Dimensions of an input image

Dr_John · June 9, 2018, 1:20pm

I am new with Pytorch, and will be glad if someone will be able to help me understand the following (and correct me if I am wrong), regarding the meaning of the command x.view in Pytorch first tutorial:

https://pytorch.org/tutorials/beginner/blitz/cifar10_tutorial.html

( def forward(self, x):
x = self.pool(F.relu(self.conv1(x)))
x = self.pool(F.relu(self.conv2(x)))
x = x.view(-1, 16 * 5 * 5)
x = F.relu(self.fc1(x))
x = F.relu(self.fc2(x))
x = self.fc3(x)
return x)

As far as I understand, an input 256X256 image to a convolutional layer is inserted in its 2D form (i.e. - a 256X256 matrix, or a 256X256X3 in the case of a color image). Nevertheless, when we insert an image to a fully-connected linear layer, we need to first reshape the 2D image into a 1D vector. Is this why we use the command “x = x.view(-1, 16 * 5 * 5)” before inserting x into the fully connected layers?
If the input image x would be 3D (e.g. 256X256X256), would the syntax of the given above “forward” function remain the same?

Thanks a lot in advance

ptrblck · June 9, 2018, 7:33pm

Your explanation is right in general.
Just some minor issues:
In PyTorch, images are represented as [channels, height, width], so a color image would be [3, 256, 256].
During the training you will get batches of images, so your shape in the forward method will get an additional batch dimension at dim0: [batch_size, channels, height, width].

The .view() operation gives you a new view on the tensor without copying any data.
This means view is cheap to call and you don’t think too much about potential performance issues.
In your example, x is reshaped into a tensor of shape 16*5*5 in dim1 and all remaining values in dim0. That’s what the -1 stands for.
In the case of a 256 -channel image, the view operation would resume the same, since the spatial dimensions of the image are the same and the channels are defined by the number of kernels of conv2.
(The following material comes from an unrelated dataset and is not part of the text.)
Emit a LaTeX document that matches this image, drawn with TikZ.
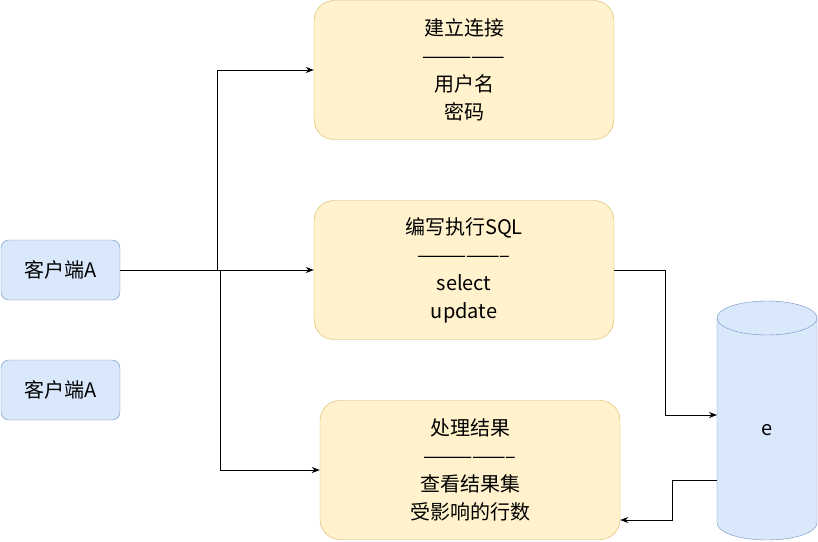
\documentclass[tikz,border=0pt]{standalone}
\usepackage{fontspec}
\setmainfont{Noto Sans CJK SC}
\usetikzlibrary{arrows.meta}
\definecolor{bfill}{HTML}{DAE8FC}\definecolor{bline}{HTML}{6C8EBF}
\definecolor{yfill}{HTML}{FFF2CC}\definecolor{yline}{HTML}{D6B656}
\begin{document}
\begin{tikzpicture}[x=1pt,y=-1pt,
  client/.style={draw=bline,fill=bfill,rounded corners=8pt,minimum width=119pt,minimum height=60pt,font=\fontsize{20}{24}\selectfont},
  task/.style={draw=yline,fill=yfill,rounded corners=20pt,minimum width=300pt,minimum height=139pt,align=center,font=\fontsize{20}{28}\selectfont},
  conn/.style={draw=black,line width=0.8pt,-{Stealth[length=8pt,width=6pt]}}]
\useasboundingbox (0,0) rectangle (818,541);
\node[client] (a1) at (60.5,270) {客户端A};
\node[client] (a2) at (60.5,390) {客户端A};
\node[task] (b1) at (464,70) {建立连接\\---------------\\用户名\\密码};
\node[task] (b2) at (464,270) {编写执行SQL\\-----------------\\select\\update};
\node[task] (b3) at (470,470) {处理结果\\-----------------\\查看结果集\\受影响的行数};
% cylinder
\coordinate (db) at (767,420);
\draw[bline,fill=bfill] (717,318) -- (717,523) arc[start angle=180,end angle=360,x radius=50,y radius=-17] -- (817,318) arc[start angle=0,end angle=180,x radius=50,y radius=-17] -- cycle;
\draw[bline] (717,318) arc[start angle=180,end angle=360,x radius=50,y radius=-17];
\node[font=\fontsize{20}{24}\selectfont] (dbl) at (767,430) {e};
\coordinate (dbin) at (717,415);
\coordinate (dbout) at (717,480);
\path[conn] (a1.east) -- (217,270) |- (b1.west);
\path[conn] (a1.east) -- (b2.west);
\path[conn] (217,270) -- (220,270) |- (b3.west);
\path[conn] (b2.east) -- (665,270) |- (dbin);
\path[conn] (dbout) -- (672,480) |- (b3.east |- 0,520);
\end{tikzpicture}
\end{document}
Dr_John · June 10, 2018, 7:42am

Thanks a lot ptrbick!

Sayak_Paul · April 6, 2022, 11:59am

Sorry for revisiting this.

But this particular line seems to suggest the order is n, b, w, h i.e., width comes before height. Probably a mistake but better to clarify.

github.com

facebookresearch/dino/blob/main/vision_transformer.py#L197

      
        
                patch_pos_embed = nn.functional.interpolate(
                    patch_pos_embed.reshape(1, int(math.sqrt(N)), int(math.sqrt(N)), dim).permute(0, 3, 1, 2),
                    scale_factor=(w0 / math.sqrt(N), h0 / math.sqrt(N)),
                    mode='bicubic',
                )
                assert int(w0) == patch_pos_embed.shape[-2] and int(h0) == patch_pos_embed.shape[-1]
                patch_pos_embed = patch_pos_embed.permute(0, 2, 3, 1).view(1, -1, dim)
                return torch.cat((class_pos_embed.unsqueeze(0), patch_pos_embed), dim=1)
            
            
def prepare_tokens(self, x):
                B, nc, w, h = x.shape
                x = self.patch_embed(x)  # patch linear embedding
            
            
    # add the [CLS] token to the embed patch tokens
                cls_tokens = self.cls_token.expand(B, -1, -1)
                x = torch.cat((cls_tokens, x), dim=1)
            
            
    # add positional encoding to each token
                x = x + self.interpolate_pos_encoding(x, w, h)
            
            
    return self.pos_drop(x)

ptrblck · April 6, 2022, 8:08pm

I’m not familiar enough with the repository so cannot comment on the correctness or if internal permutations are applied to the tensor.
The standard is [N, C, H, W] for channels-last and [N, H, W, C] for channels last.
Here is a small code snippet which draws a vertical line in the H dimension at W=20:

# create input image
N, C, H, W = 1, 3, 200, 300
x = torch.zeros(N, C, H, W).to(torch.uint8)
# draw line in H dimension at W=30
x[:, :, :, 20] = 255

img = transforms.ToPILImage()(x[0])
arr = np.array(img)
print(arr.shape)
# (200, 300, 3) # H, W, C
plt.imshow(arr)

Output:

Given the output and the dimension of the output image, the format in PyTorch is [N, C, H, W] as the default while arr uses the channels-last format as [H, W, C] (the batch dimension is missing as imshow expects a single image).